ABOUT: Perhaps a comfort for the perseverating editor, artist, or writer amongst us, this documentary covers seven years in the life of the artist who can’t stop amending and editing his artwork. Foulkes is in his 70s and came to fame with 1950s and ’60s West coast Pop, playing a Seussian one-man-band instrument of his own invention. As he prepares for a new show in New York, we are treated to his cantankerous antics and amusing scuffles with the art world.
“Ai Weiwei: The Fake Case” (2013)
SYNOPSIS: The unflinching camera follows the Chinese dissident through the Kafkaesque maze of modern-day Chinese politics during the period of his house arrest in 2011.
QUOTE: “It’s a fake case. It’s a fake case about a Fake Company. But the Fake Company is a real company. The fake case is a real case but it’s fake, it’s fabricated.”
THINK: “The Trial” meets “The Fugitive”
ABOUT: “The Fake Case” picks up where Alison Klayman’s film “Ai Weiwei: Never Sorry” left off. The Chinese government has become increasingly antagonistic towards the artists and accuses his company of tax violations. As a result, Ai is housebound and robbed of his passport. The camera records trailing police, phone tapping, and prying reporters, and displays just how deeply the state has insinuated itself into the life of the artist.
“Breaking the Frame” (2014)
SYNOPSIS: Carolee Schneemann is a bad ass.
QUOTE: “The taboos about contact and touching were very basic and pervasive when I started.”
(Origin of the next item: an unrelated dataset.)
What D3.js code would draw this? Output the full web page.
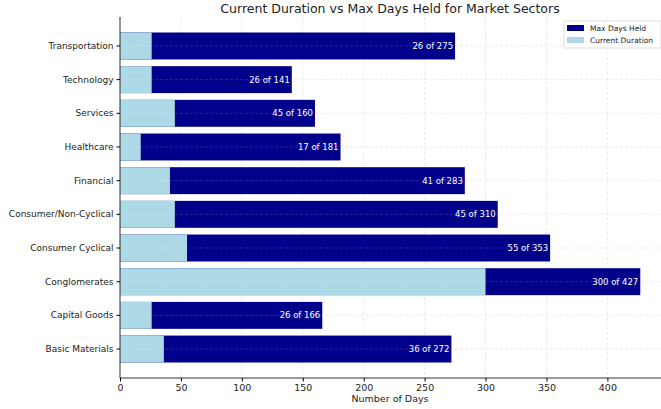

THINK: “Girls” meets “Nymphomaniac”
ABOUT: Carolee Schneemann, the pioneering artist who charted the course for the likes of Marina Abramovic, Cindy Sherman, and Tracey Emin, is paid her due by filmmaker Marielle Nitoslawska in this documentary. Elliptical in its account—and sometimes narrated in a literal whisper—the documentary rhymes with the sensual quality of Schneeman's own body of work, which is framed as revelatory. Nitoslawska occassionally splices excerpts of Schneemann’s films into her own, creating a delightful mingling between the old and new, an homage of one female filmmaker to another.
“Sol LeWitt” (2014)
SYNOPSIS: A look at the process of one of the greatest artists of the 20th century.
QUOTE: “I don’t want to be an art personality.”
THINK: “A Beautiful Mind” meets academic criticism
ABOUT: Hostile to celebrity, Sol LeWitt avoided cultivating any kind of cult of personality around his art throughout his life, which ended in 2007. Director Chris Teerinks respects this wish in the new documentary about the Minimalist artist. At the film’s center is LeWitt’s installation of “Wall Drawing 801: Spiral” in the Netherlands' Bonnefantemuseum, opening a lucid window onto the artist's meticulous process and thinking that undercuts customary experiences of visual consumption and commodification.
“Fritz” (2014)
SYNOPSIS: Filmmakers cast a light on a painter who's gone on working for four decades, though remains unacknowledged by the art community.
QUOTE: “I struggled and I felt invisible.”
THINK: “How to Make it in America” and “Forrest Gump”
ABOUT: Fritz came to New York in 1977 to become a painter. Almost 40 years later, he paints, but has never gained any traction in the art world. Hearing-impaired, with an injured back, and short on luck, Fritz is a failed artist incapable of navigating the lowercase ‘p’ politics of the art world. But now with his personal story of loss at the center of this new documentary series, made by Benjamin Gonyo and Michael Martinez, about the exclusionary nature of the art world, maybe he can climb his way up.
“Sign Painters” (2014)
SYNOPSIS: The lost craft of sign painting is memorialized.
QUOTE: “You could make that brush do anything you wanted to.”
THINK: “The Commitments” meets “Her”
ABOUT: Filmmakers Faythe Levine and Sam Macon introduce us to a generation of sign painters as they reflect upon the loss of their craft in an increasingly technological society. In doing so, they trace the growing breach between art and information. Former sign painter Ed Ruscha says the movie’s “engaging telling of this important American story should have good legs.”